2. **Symmetry about the line $$y=x$$:** This is the straight line that passes through points where the y-coordinate is equal to the x-coordinate, such as (1,1), (2,2), (3,3), and so on. If you were to fold the graph paper along this line, the two branches of the hyperbola would perfectly align with each other. This means if a point (x, y) is on the graph, then the point with its coordinates swapped (y, x) is also on the graph. For example, since (2, $$\frac{1}{2}$$) is on the graph, then ($$\frac{1}{2}$$, 2) is also on the graph.
3. **Symmetry about the line $$y=-x$$:** This is the straight line that passes through points where the y-coordinate is the negative of the x-coordinate, such as (1,-1), (2,-2), (3,-3), and so on.

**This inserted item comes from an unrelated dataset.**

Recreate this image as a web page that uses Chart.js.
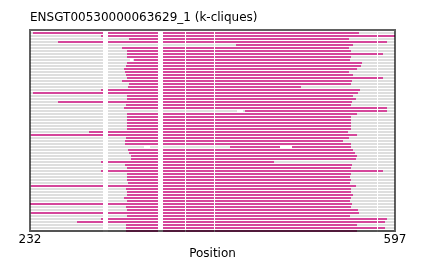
<!DOCTYPE html>
<html>
<head>
<meta charset="utf-8">
<script src="https://cdn.jsdelivr.net/npm/chart.js@4.4.1/dist/chart.umd.min.js"></script>
<style>
html, body { margin: 0; padding: 0; background: #fff; }
</style>
</head>
<body>
<canvas id="myChart" width="425" height="261"></canvas>
<script>
var titleText = "ENSGT00530000063629_1 (k-cliques)";
var xMin = 232;
var xMax = 597;
var tickValues = [232, 597];

// one entry per sequence row, top to bottom
var cliqueStart = [235,303,331,260,438,324,329,329,329,336,
                   329,328,326,327,328,329,324,331,330,303,
                   235,329,329,260,328,326,447,329,329,329,
                   329,329,329,291,233,328,327,327,432,330,
                   331,333,333,303,327,329,303,329,329,329,
                   330,233,328,329,329,326,329,232,328,329,
                   233,329,303,279,328,328,328];
var cliqueEnd = [561,597,551,589,555,551,553,585,553,552,
                 564,563,559,551,555,585,554,553,503,562,
                 560,555,558,554,553,589,589,559,553,553,
                 553,553,553,550,559,551,545,553,553,555,
                 557,559,558,476,554,553,585,553,552,553,
                 552,558,553,553,555,553,552,554,553,560,
                 561,552,589,587,559,587,559];

// alignment columns that are gaps in every row
var gapColumns = [[305,310],[360,365],[387,388],[416,417],[579,580]];
// [row, from, to] gaps only in some rows
var extraGaps = [[9,332,335],[26,439,445],[38,346,352],[38,482,494]];

var nRows = cliqueStart.length;

function cutGaps(a, b, gaps) {
  var segs = [[a, b]];
  gaps.forEach(function(g) {
    var next = [];
    segs.forEach(function(s) {
      if (g[1] <= s[0] || g[0] >= s[1]) { next.push(s); return; }
      if (g[0] > s[0]) next.push([s[0], g[0]]);
      if (g[1] < s[1]) next.push([g[1], s[1]]);
    });
    segs = next;
  });
  return segs;
}

var grayData = [];
var cliqueData = [];
for (var k = 0; k < nRows; k++) {
  var rowGaps = gapColumns.concat(extraGaps.filter(function(g){ return g[0] === k; })
                                           .map(function(g){ return [g[1], g[2]]; }));
  var yv = nRows - 1 - k;
  cutGaps(xMin, xMax, rowGaps).forEach(function(s){ grayData.push({x: s, y: yv}); });
  cutGaps(cliqueStart[k], cliqueEnd[k], rowGaps).forEach(function(s){ cliqueData.push({x: s, y: yv}); });
}

var framePlugin = {
  id: 'frame',
  afterDatasetsDraw: function(chart) {
    var a = chart.chartArea, ctx = chart.ctx;
    ctx.save();
    ctx.strokeStyle = 'rgba(0,0,0,0.62)';
    ctx.lineWidth = 2;
    ctx.strokeRect(a.left, a.top, a.right - a.left, a.bottom - a.top);
    ctx.restore();
  }
};

new Chart("myChart", {
  type: "bar",
  data: {
    datasets: [{
      data: grayData,
      backgroundColor: "#dedede",
      barThickness: 2,
      grouped: false,
      order: 2,
      inflateAmount: 0,
      borderWidth: 0,
      clip: false
    }, {
      data: cliqueData,
      backgroundColor: "#d5469b",
      barThickness: 2,
      grouped: false,
      order: 1,
      inflateAmount: 0,
      borderWidth: 0,
      clip: false
    }]
  },
  options: {
    indexAxis: 'y',
    responsive: false,
    animation: false,
    devicePixelRatio: 1,
    layout: { padding: { left: 30, right: 30, top: 0, bottom: 0 } },
    plugins: {
      legend: { display: false },
      tooltip: { enabled: false },
      title: {
        display: true,
        text: titleText,
        align: 'start',
        color: '#000',
        font: { family: 'DejaVu Sans', size: 12, weight: 'normal', lineHeight: 1.2 },
        padding: { top: 10.8, bottom: 4.8 }
      }
    },
    scales: {
      y: {
        type: 'linear',
        min: 0,
        max: nRows,
        offset: false,
        display: false
      },
      x: {
        type: 'linear',
        min: xMin,
        max: xMax,
        afterBuildTicks: function(scale) {
          scale.ticks = tickValues.map(function(v){ return {value: v}; });
        },
        afterFit: function(scale) { scale.height = 30; },
        grid: { display: false, drawTicks: false },
        border: { display: false },
        ticks: {
          autoSkip: false,
          maxRotation: 0,
          padding: 3,
          color: '#000',
          font: { family: 'DejaVu Sans', size: 12, lineHeight: 1 }
        },
        title: {
          display: true,
          text: 'Position',
          color: '#000',
          padding: 0,
          font: { family: 'DejaVu Sans', size: 12, lineHeight: 1.2 }
        }
      }
    }
  },
  plugins: [framePlugin]
});
</script>
</body>
</html>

Similarly, if you fold the graph paper along this line, the two branches of the hyperbola would align. This implies that if a point (x, y) is on the graph, then the point (-y, -x) is also on the graph. For instance, if (2, $$\frac{1}{2}$$) is on the graph, then (-$$\frac{1}{2}$$, -2) is also on the graph.
Therefore, the graph of $$y=\frac{1}{x}$$ is symmetric about the **origin (0,0)**, the **line $$y=x$$**, and the **line $$y=-x$$**.

**step4** Determining the Inverse Function

An inverse function "reverses" the action of the original function. If a function $$f(x)$$ takes an input 'x' and produces an output 'y', its inverse function, denoted $$f^{-1}(x)$$, takes that 'y' as an input and returns the original 'x'.
To find the inverse of $$f(x)=\frac{1}{x}$$, we can follow these steps:
1. Start with the function expressed as an equation: $$y = \frac{1}{x}$$.
2. To find the inverse, we swap the roles of 'x' and 'y' in the equation: $$x = \frac{1}{y}$$. This represents the inverse relationship.
3. Now, we solve this new equation for 'y' to express the inverse function in the standard form $$y=f^{-1}(x)$$. To isolate 'y', we can multiply both sides of the equation $$x=\frac{1}{y}$$ by 'y', which gives us $$xy=1$$. Then, we divide both sides by 'x' (assuming 'x' is not zero, which is already true for the function $$y=\frac{1}{x}$$), which results in $$y=\frac{1}{x}$$.
So, the inverse function of $$f(x)=\frac{1}{x}$$ is $$f^{-1}(x)=\frac{1}{x}$$. This means the function is its own inverse; applying the function twice brings you back to the starting value.

**step5** Connecting Symmetry to the Inverse Function

The symmetry of the graph of $$y=\frac{1}{x}$$ about the line $$y=x$$ holds a special significance regarding its inverse.
A fundamental property in mathematics is that the graph of a function and the graph of its inverse are always reflections of each other across the line $$y=x$$. This means if you were to fold the coordinate plane along the line $$y=x$$, the graph of the original function would perfectly land on the graph of its inverse.
Since we found in Question1.step3 that the graph of $$y=\frac{1}{x}$$ is already symmetric with respect to the line $$y=x$$, reflecting it across this line results in the exact same graph.
In Question1.step4, we determined that the function $$f(x)=\frac{1}{x}$$ is its own inverse (i.e., $$f(x) = f^{-1}(x)$$). This aligns perfectly with the observed symmetry. The symmetry of the graph of $$y=\frac{1}{x}$$ about the line $$y=x$$ directly tells us that the function $$f(x)=\frac{1}{x}$$ is its own inverse, meaning that if you apply the function to a number, and then apply it again to the result, you get back to your original number. For example, starting with 5, $$f(5)=\frac{1}{5}$$; then $$f(\frac{1}{5})=\frac{1}{\frac{1}{5}}=5$$.